#### Source code of charts:
● ● ●

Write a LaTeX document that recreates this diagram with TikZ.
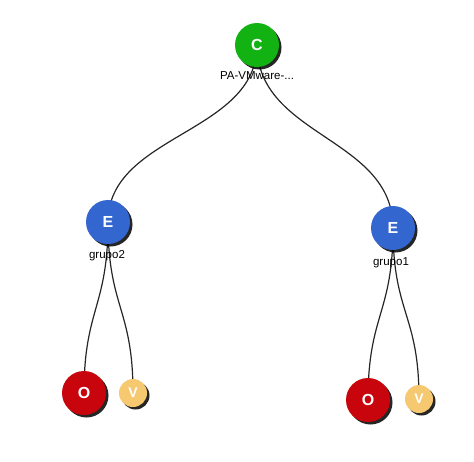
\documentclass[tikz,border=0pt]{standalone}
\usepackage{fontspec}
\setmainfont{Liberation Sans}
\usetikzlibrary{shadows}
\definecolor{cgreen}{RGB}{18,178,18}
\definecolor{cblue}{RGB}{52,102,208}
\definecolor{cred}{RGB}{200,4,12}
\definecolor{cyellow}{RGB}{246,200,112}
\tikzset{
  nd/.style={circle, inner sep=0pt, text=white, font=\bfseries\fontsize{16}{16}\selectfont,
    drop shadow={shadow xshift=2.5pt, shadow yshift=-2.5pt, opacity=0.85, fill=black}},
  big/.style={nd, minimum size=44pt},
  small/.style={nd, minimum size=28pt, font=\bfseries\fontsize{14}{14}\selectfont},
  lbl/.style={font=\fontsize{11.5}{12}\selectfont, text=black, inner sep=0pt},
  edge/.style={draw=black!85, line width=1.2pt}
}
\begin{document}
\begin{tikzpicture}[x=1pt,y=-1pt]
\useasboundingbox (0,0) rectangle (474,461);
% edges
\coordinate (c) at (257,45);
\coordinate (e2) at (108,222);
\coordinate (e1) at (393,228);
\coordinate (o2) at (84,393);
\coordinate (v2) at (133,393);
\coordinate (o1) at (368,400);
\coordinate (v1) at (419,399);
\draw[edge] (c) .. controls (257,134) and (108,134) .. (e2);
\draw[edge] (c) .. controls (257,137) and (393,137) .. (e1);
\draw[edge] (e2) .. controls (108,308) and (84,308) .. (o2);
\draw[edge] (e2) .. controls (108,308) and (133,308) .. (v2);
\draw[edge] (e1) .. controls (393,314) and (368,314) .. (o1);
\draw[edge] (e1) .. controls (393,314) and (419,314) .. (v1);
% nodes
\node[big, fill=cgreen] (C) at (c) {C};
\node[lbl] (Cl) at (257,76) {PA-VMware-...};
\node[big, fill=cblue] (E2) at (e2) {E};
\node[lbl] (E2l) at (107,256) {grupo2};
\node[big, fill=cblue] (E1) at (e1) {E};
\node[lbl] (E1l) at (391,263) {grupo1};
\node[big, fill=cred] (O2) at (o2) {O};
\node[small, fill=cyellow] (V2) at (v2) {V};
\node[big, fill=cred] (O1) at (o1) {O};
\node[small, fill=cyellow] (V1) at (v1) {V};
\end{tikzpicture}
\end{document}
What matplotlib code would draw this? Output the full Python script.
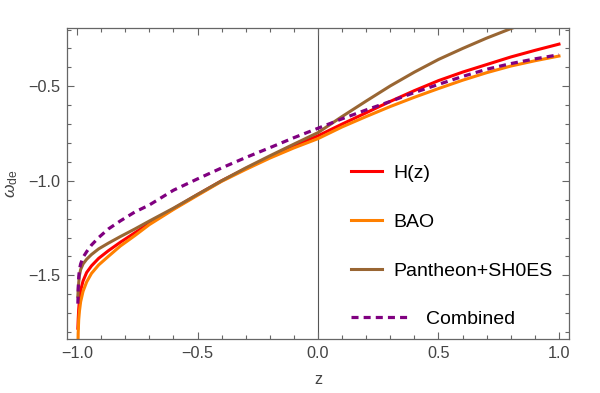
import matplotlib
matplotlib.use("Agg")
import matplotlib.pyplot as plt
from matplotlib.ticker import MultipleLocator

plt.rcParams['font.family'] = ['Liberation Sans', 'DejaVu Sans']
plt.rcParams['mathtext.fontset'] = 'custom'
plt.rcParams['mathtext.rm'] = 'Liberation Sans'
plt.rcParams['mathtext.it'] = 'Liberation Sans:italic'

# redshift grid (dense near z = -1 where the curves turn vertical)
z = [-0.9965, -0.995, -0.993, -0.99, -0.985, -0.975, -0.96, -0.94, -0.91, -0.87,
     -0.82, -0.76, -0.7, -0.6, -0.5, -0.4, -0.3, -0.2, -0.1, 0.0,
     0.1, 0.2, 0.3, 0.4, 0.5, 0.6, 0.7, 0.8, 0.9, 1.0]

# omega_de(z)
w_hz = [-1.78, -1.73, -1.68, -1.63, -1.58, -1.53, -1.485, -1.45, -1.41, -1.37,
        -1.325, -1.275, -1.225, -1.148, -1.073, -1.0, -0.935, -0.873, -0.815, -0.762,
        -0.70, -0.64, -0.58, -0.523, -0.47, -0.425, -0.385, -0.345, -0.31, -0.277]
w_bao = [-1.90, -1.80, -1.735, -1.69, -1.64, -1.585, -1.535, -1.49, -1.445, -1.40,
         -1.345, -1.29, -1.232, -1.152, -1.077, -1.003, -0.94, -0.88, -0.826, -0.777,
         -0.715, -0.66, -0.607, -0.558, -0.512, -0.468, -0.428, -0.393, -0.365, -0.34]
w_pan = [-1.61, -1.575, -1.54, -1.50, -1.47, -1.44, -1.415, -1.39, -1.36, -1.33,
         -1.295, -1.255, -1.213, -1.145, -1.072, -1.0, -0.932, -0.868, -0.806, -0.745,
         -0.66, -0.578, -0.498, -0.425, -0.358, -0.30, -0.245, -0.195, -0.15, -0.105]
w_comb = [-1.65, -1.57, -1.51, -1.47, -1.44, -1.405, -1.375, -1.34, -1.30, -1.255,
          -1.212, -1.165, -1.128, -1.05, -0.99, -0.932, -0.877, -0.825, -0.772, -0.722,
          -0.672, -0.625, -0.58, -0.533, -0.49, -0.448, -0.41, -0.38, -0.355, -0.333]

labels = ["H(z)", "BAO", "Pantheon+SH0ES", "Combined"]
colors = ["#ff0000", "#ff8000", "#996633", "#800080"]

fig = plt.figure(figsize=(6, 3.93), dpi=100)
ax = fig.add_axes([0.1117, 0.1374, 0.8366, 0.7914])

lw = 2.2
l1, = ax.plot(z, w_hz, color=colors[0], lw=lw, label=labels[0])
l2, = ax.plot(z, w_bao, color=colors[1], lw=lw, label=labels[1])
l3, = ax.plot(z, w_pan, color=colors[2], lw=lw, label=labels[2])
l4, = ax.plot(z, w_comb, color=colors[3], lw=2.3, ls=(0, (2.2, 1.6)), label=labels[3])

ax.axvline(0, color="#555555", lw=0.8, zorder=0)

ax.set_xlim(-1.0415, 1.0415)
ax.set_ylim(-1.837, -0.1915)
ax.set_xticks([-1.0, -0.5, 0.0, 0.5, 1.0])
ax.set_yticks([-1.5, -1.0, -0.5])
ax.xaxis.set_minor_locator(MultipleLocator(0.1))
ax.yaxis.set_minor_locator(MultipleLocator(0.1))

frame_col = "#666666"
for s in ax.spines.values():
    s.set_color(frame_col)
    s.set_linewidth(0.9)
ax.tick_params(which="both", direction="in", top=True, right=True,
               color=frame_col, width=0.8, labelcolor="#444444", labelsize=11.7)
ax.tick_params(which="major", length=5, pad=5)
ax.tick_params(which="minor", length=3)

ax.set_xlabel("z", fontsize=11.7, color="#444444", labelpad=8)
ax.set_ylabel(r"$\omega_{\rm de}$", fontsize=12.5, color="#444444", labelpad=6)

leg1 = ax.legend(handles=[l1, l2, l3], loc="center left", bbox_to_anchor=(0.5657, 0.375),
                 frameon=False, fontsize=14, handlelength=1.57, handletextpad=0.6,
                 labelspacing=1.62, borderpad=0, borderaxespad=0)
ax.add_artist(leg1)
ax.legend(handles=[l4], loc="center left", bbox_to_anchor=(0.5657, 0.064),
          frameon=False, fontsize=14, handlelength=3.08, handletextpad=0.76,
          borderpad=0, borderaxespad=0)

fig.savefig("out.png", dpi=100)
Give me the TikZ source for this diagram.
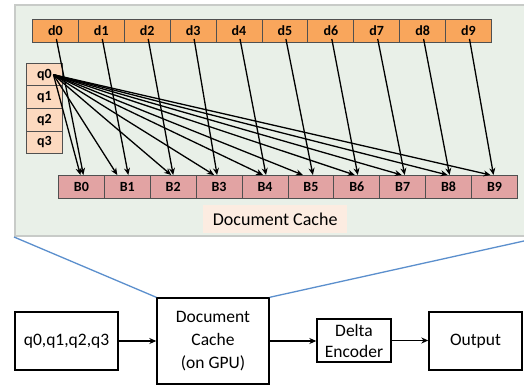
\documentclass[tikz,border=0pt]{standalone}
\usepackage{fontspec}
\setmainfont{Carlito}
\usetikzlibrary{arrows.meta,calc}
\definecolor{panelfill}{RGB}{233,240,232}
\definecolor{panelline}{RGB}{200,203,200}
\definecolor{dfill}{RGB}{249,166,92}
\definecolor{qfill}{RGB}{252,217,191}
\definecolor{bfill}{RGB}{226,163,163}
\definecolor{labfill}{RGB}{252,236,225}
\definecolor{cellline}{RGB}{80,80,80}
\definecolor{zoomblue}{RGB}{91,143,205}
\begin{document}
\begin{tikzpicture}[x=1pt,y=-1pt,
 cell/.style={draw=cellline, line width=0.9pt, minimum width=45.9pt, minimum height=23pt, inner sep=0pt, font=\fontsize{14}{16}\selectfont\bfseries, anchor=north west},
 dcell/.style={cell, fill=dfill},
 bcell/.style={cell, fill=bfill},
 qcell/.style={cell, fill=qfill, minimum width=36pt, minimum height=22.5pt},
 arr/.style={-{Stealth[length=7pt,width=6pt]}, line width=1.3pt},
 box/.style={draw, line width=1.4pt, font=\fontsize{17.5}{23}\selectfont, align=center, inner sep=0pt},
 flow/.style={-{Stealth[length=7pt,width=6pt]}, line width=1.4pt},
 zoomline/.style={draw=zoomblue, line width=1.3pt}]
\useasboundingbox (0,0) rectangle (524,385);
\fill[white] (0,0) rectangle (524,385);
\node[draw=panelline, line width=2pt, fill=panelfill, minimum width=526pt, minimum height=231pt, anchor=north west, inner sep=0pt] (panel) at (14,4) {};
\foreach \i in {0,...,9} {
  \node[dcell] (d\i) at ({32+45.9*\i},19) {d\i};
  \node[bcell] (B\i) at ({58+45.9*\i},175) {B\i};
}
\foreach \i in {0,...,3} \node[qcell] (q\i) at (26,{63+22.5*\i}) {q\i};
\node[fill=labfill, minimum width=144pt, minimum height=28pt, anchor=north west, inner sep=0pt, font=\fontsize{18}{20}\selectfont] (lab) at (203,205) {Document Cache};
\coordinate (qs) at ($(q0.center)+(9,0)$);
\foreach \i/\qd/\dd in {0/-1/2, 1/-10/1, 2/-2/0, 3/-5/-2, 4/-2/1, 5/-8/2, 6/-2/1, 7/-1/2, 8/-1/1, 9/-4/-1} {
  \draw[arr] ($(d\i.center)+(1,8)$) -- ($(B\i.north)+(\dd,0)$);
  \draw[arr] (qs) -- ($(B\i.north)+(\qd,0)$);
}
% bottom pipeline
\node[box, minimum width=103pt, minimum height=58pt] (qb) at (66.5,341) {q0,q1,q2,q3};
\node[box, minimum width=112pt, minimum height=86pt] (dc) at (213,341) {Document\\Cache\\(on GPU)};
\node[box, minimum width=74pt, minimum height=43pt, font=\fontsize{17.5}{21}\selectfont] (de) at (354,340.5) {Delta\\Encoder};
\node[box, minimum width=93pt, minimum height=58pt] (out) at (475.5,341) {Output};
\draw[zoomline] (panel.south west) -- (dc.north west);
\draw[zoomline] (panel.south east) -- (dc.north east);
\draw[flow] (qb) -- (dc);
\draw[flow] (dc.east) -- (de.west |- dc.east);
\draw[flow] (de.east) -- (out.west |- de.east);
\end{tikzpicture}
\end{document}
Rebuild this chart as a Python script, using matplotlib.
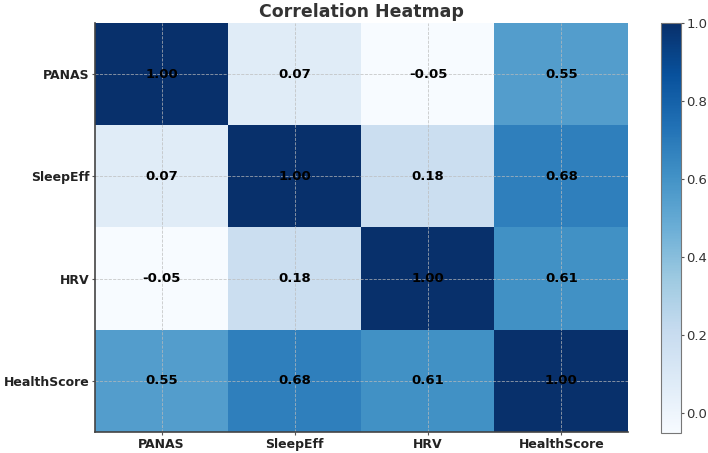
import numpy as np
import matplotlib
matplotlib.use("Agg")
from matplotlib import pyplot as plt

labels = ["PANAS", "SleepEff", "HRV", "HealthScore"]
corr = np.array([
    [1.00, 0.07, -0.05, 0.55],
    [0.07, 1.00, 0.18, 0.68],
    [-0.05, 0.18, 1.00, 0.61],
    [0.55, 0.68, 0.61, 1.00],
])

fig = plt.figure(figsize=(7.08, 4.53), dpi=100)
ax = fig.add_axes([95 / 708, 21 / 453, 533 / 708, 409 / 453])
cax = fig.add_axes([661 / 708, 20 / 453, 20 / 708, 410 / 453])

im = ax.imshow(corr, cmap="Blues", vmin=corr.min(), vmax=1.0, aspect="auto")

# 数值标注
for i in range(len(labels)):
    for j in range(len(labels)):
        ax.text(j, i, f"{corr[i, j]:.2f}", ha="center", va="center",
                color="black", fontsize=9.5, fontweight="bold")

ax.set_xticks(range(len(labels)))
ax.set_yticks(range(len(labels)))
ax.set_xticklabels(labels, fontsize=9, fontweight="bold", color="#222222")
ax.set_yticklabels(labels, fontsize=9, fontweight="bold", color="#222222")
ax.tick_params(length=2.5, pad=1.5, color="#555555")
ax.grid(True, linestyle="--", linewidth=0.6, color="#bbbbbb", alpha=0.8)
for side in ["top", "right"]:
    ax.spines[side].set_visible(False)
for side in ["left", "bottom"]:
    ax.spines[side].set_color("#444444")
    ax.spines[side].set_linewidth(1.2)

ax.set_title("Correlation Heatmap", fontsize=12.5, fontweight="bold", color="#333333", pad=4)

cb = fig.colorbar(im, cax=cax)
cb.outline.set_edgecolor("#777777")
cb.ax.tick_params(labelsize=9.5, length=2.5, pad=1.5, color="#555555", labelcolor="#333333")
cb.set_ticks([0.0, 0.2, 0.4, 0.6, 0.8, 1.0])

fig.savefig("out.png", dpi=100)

● ● ●

Show, from the listing above, each line that contains the word "script".

#### Correct output:
What matplotlib code would draw this? Output the full Python script.
Rebuild this chart as a Python script, using matplotlib.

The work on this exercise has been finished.